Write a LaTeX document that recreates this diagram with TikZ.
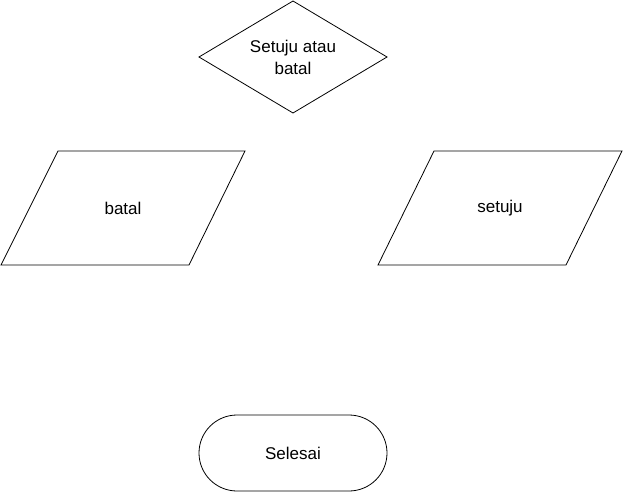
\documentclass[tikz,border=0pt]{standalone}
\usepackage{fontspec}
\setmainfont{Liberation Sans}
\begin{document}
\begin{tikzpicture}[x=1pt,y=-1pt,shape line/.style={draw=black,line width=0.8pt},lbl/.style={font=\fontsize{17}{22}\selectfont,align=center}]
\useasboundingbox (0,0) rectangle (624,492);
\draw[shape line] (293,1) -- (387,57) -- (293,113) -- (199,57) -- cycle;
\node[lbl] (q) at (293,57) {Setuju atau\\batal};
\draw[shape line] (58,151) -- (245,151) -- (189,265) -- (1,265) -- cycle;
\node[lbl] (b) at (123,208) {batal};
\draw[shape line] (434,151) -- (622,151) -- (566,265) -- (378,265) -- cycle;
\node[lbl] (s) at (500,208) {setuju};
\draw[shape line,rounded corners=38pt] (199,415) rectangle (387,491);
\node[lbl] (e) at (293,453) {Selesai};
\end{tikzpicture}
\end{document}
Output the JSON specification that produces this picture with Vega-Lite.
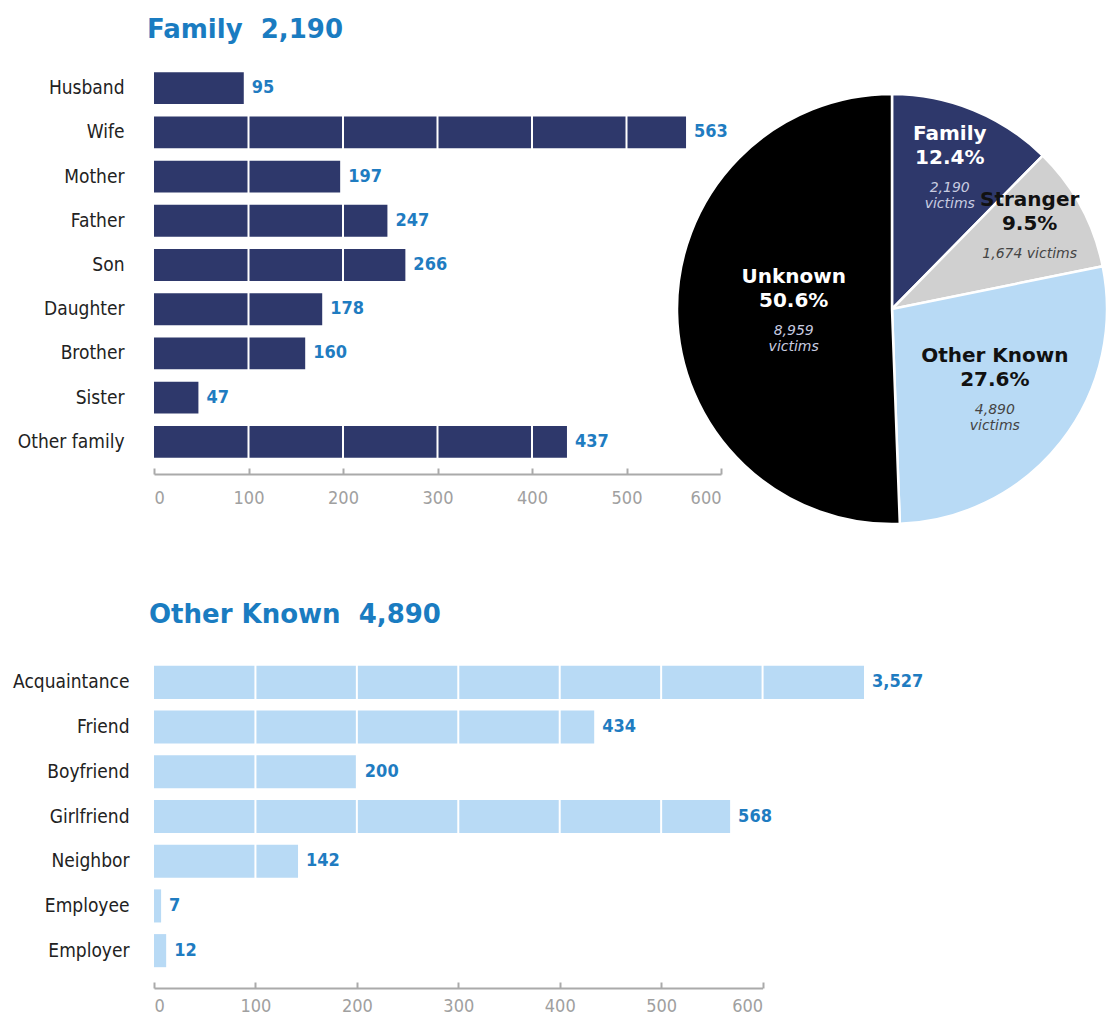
--------------------
# JOB:
Without the pictures, retype the whole of the material above exactly.

# FULL SOLUTION:
Write a LaTeX document that recreates this diagram with TikZ.
\documentclass[tikz,border=0pt]{standalone}
\usepackage{fontspec}
\setmainfont{Liberation Sans}
\begin{document}
\begin{tikzpicture}[x=1pt,y=-1pt,shape line/.style={draw=black,line width=0.8pt},lbl/.style={font=\fontsize{17}{22}\selectfont,align=center}]
\useasboundingbox (0,0) rectangle (624,492);
\draw[shape line] (293,1) -- (387,57) -- (293,113) -- (199,57) -- cycle;
\node[lbl] (q) at (293,57) {Setuju atau\\batal};
\draw[shape line] (58,151) -- (245,151) -- (189,265) -- (1,265) -- cycle;
\node[lbl] (b) at (123,208) {batal};
\draw[shape line] (434,151) -- (622,151) -- (566,265) -- (378,265) -- cycle;
\node[lbl] (s) at (500,208) {setuju};
\draw[shape line,rounded corners=38pt] (199,415) rectangle (387,491);
\node[lbl] (e) at (293,453) {Selesai};
\end{tikzpicture}
\end{document}
Output the JSON specification that produces this picture with Vega-Lite.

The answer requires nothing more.